Question

If $$a\ast b=\cfrac { ab }{ 10 } $$ on $${Q}^{+}$$, then find the identity for $$\ast$$.

Answer

**step1** Understanding the problem

The problem introduces a new way to combine two positive rational numbers, $$a$$ and $$b$$. This new way is called "$$\ast$$". The rule for this combination is that $$a \ast b$$ is calculated by multiplying $$a$$ by $$b$$ and then dividing the result by 10. We need to find a special number, called the "identity" for this operation. This identity number, when combined with any other number $$a$$ using the "$$\ast$$" operation, will leave $$a$$ unchanged.

**step2** Defining the identity element

Let's call the identity element $$e$$. For $$e$$ to be the identity, when we perform the operation $$a \ast e$$, the result must be $$a$$. Also, when we perform $$e \ast a$$, the result must also be $$a$$. So, we need to find an $$e$$ such that:
$$a \ast e = a$$
And:
$$e \ast a = a$$

**step3** Setting up the problem to find the identity

Let's use the first condition, $$a \ast e = a$$.
According to the rule given for the "$$\ast$$" operation, $$a \ast e$$ means we multiply $$a$$ by $$e$$ and then divide by 10. So, we can write:
$$\frac{a \times e}{10} = a$$
We need to figure out what number $$e$$ must be to make this true for any positive rational number $$a$$.

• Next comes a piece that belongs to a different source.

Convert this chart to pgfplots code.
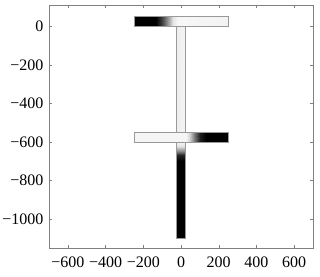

**step4** Finding the value of the identity element

We have the expression $$\frac{a \times e}{10}$$, and we want it to be equal to $$a$$.
This means that the number we get when we multiply $$a$$ by $$e$$ must be 10 times larger than $$a$$, because when we divide it by 10, it becomes $$a$$ again.
So, $$a \times e$$ must be equal to $$10 \times a$$.
Let's think: If $$a$$ multiplied by $$e$$ gives us the same result as $$a$$ multiplied by 10, then what must $$e$$ be?
For example, if $$a$$ were 7, then $$7 \times e$$ must be equal to $$10 \times 7 = 70$$. To find $$e$$, we ask: "What number multiplied by 7 gives 70?" The answer is 10.
This means that $$e$$ must be 10.

**step5** Verifying the identity element

Now, let's check if $$e=10$$ works for both conditions from Step 2:
Condition 1: $$a \ast e = a$$
Using $$e=10$$: $$a \ast 10 = \frac{a \times 10}{10}$$.
When we multiply $$a$$ by 10 and then divide by 10, we get $$a$$ back. So, $$\frac{10a}{10} = a$$. This works!
Condition 2: $$e \ast a = a$$
Using $$e=10$$: $$10 \ast a = \frac{10 \times a}{10}$$.
When we multiply 10 by $$a$$ and then divide by 10, we get $$a$$ back. So, $$\frac{10a}{10} = a$$. This also works!
Since both conditions are satisfied, the identity element for the operation $$\ast$$ is 10.